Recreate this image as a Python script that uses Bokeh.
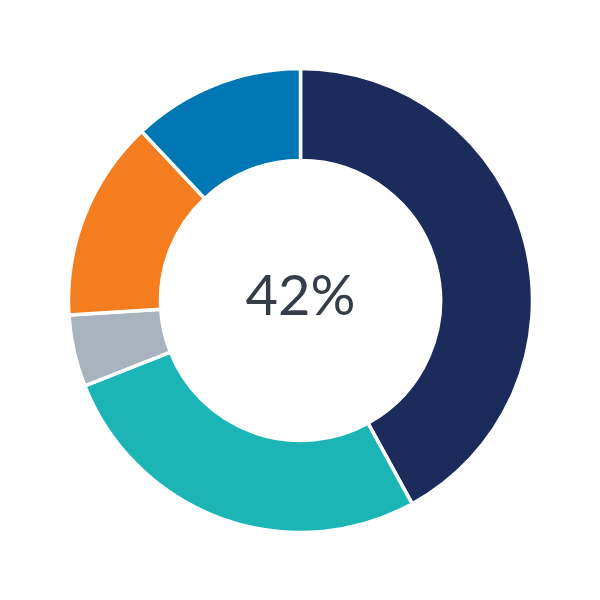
from math import pi
import numpy as np
from bokeh.plotting import figure, ColumnDataSource
from bokeh.core.properties import value
from bokeh.embed import file_html
from bokeh.resources import INLINE

# slices, clockwise from 12 o'clock
segments = ['Navy', 'Teal', 'Gray', 'Orange', 'Blue']
shares = [42, 27, 5, 14, 12]
colors = ['#1b2b5b', '#1cb5b6', '#a9b3c0', '#f47d20', '#0077b5']
center_label = '42%'

frac = np.array(shares, dtype=float) / sum(shares)
ends = np.cumsum(frac)
starts = ends - frac

source = ColumnDataSource(data={
    'segment': segments,
    'share': shares,
    'start': pi / 2 - starts * 2 * pi,
    'end': pi / 2 - ends * 2 * pi,
    'color': colors,
})

p = figure(
        width=584,
        height=584,
        x_range=(-300, 284),
        y_range=(-284, 300),
        output_backend='svg',
        toolbar_location=None,
        min_border=0,
    )

p.annular_wedge(x=0, y=0, inner_radius=140, outer_radius=232,
                start_angle='start', end_angle='end', direction='clock',
                color='color', line_color='white', line_width=3.5,
                source=source)

p.text(x=[0], y=[7], text=[center_label], text_align='center',
       text_baseline='middle', text_font=value('Lato'),
       text_font_size='56px', text_color='#343d48')

p.axis.visible = False
p.grid.visible = False
p.outline_line_color = None

open("out.html", "w").write(file_html(p, INLINE))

****

**Written task**: Starting at the top of the listing above, reproduce each line up to and including the one with "from bokeh.resources import INLINE"; omit the pictures.

**Output of the exercise**:
Recreate this image as a Python script that uses Bokeh.
from math import pi
import numpy as np
from bokeh.plotting import figure, ColumnDataSource
from bokeh.core.properties import value
from bokeh.embed import file_html
from bokeh.resources import INLINE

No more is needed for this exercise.